Legislative Intent and Recent Developments
The court further examined legislative intent by referencing recent legislative changes that clarified the requirements for corporate lien statements. It acknowledged that House Bill 1439 was enacted to explicitly state that corporate lien statements need not comply with the formalities of attestation, seal, or acknowledgment. This legislative development was interpreted as a codification of existing practices that the legislature intended to protect material suppliers and laborers without imposing unnecessary burdens. The court believed that this bill reinforced its interpretation that mechanic's liens should not be subjected to the more stringent requirements applicable to other instruments affecting real estate. The ruling affirmed that these changes did not retroactively apply but served to clarify the legislature's original intent regarding the execution of lien statements.
Substance Over Form
In its reasoning, the court emphasized the principle of substance over form, indicating that minor defects in the execution of the lien statement should not invalidate a valid claim. It noted that the defendant, Scott, had received actual notice of the lien at the time of filing, which distinguished this case from others where such notice was absent. The court was reluctant to allow formalistic objections to defeat the purpose of the lien statutes, which aimed to protect materialmen and ensure they could secure payment for their work. The decision underscored that the court would prioritize the substantive rights of the claimant over procedural imperfections that did not impact the validity of the lien. This approach reflected a judicial commitment to justice and fairness in the application of the law.
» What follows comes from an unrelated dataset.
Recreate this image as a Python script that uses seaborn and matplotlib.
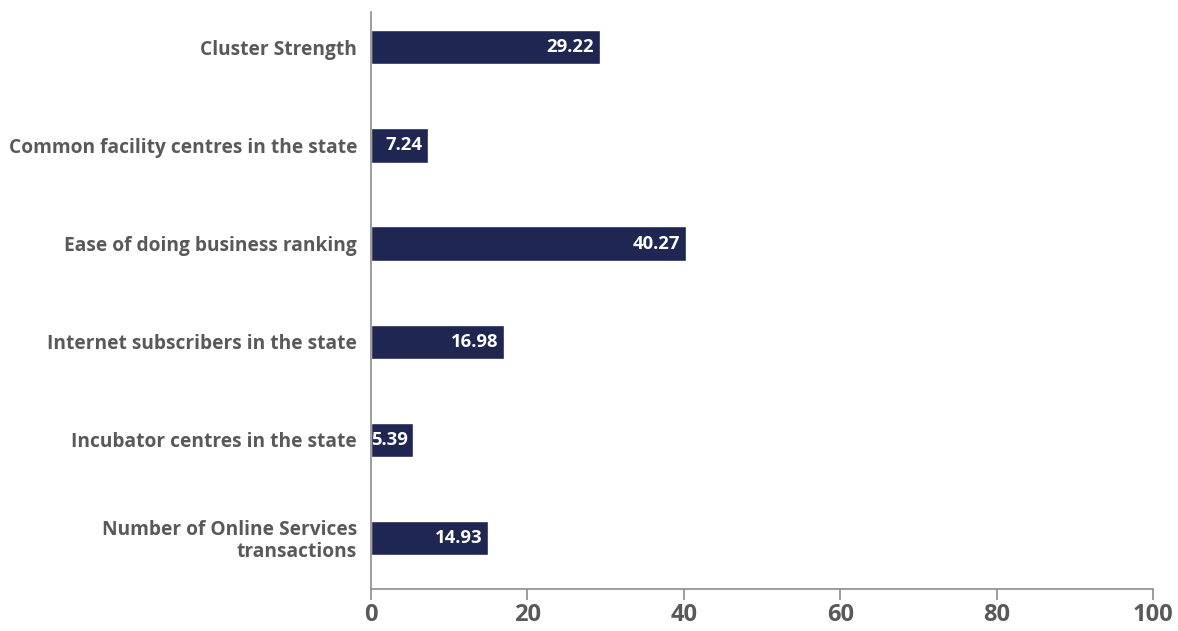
import matplotlib
matplotlib.use("Agg")
import matplotlib.pyplot as plt
import seaborn as sns
import pandas as pd

categories = [
    "Cluster Strength",
    "Common facility centres in the state",
    "Ease of doing business ranking",
    "Internet subscribers in the state",
    "Incubator centres in the state",
    "Number of Online Services\ntransactions",
]
values = [29.22, 7.24, 40.27, 16.98, 5.39, 14.93]
x_ticks = [0, 20, 40, 60, 80, 100]

df = pd.DataFrame({"category": categories, "value": values})

sns.set_theme(style="white")
plt.rcParams["font.family"] = ["Open Sans", "DejaVu Sans"]

bar_color = "#1f2651"
text_grey = "#595959"
axis_grey = "#8c8c8c"

fig = plt.figure(figsize=(11.78, 6.31), dpi=100)
ax = fig.add_axes([371 / 1178, 1 - 589 / 631, (1153 - 371) / 1178, (589 - 12) / 631])

sns.barplot(data=df, x="value", y="category", color=bar_color, width=0.35,
            saturation=1, ax=ax)

ax.set_xlim(0, 100)
ax.set_ylim(5.52, -0.36)
ax.set_xticks(x_ticks)
ax.set_xticklabels([str(t) for t in x_ticks], fontsize=17, fontweight="bold",
                   color=text_grey)
ax.set_yticks(range(len(categories)))
ax.set_yticklabels(categories, fontsize=13.8, fontweight="bold", color=text_grey,
                   ha="right", multialignment="right", linespacing=1.1)
ax.set_xlabel("")
ax.set_ylabel("")

for side in ["top", "right"]:
    ax.spines[side].set_visible(False)
for side in ["left", "bottom"]:
    ax.spines[side].set_color(axis_grey)
    ax.spines[side].set_linewidth(1.2)

ax.tick_params(axis="x", direction="out", length=8, width=1.2, color=axis_grey,
               pad=2, bottom=True)
ax.tick_params(axis="y", length=0, pad=10)

# value labels inside the right end of each bar
for i, v in enumerate(values):
    ax.annotate(f"{v:.2f}", xy=(v, i), xytext=(-4, 0), textcoords="offset points",
                ha="right", va="center", color="white", fontsize=13.3,
                fontweight="bold")

fig.savefig("out.png", dpi=100)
Conclusion on Lien Statement Validity
Ultimately, the court concluded that Davidson's lien statement was valid despite the defects in execution. It held that the requirements of Title 42 regarding the lien statement were met, and any additional deficiencies concerning corporate execution could be amended under the applicable statutes. The ruling reinforced the notion that a valid lien should not be rendered ineffective solely due to procedural missteps when the core purpose of the lien—providing notice and securing payment—was fulfilled. By allowing for amendments to cure defects, the court maintained a focus on the equitable principles underlying lien claims, ensuring that materialmen could effectively enforce their rights. This decision contributed to a more practical interpretation of the law that favored the interests of those who provide essential materials and services in the construction and oil industries.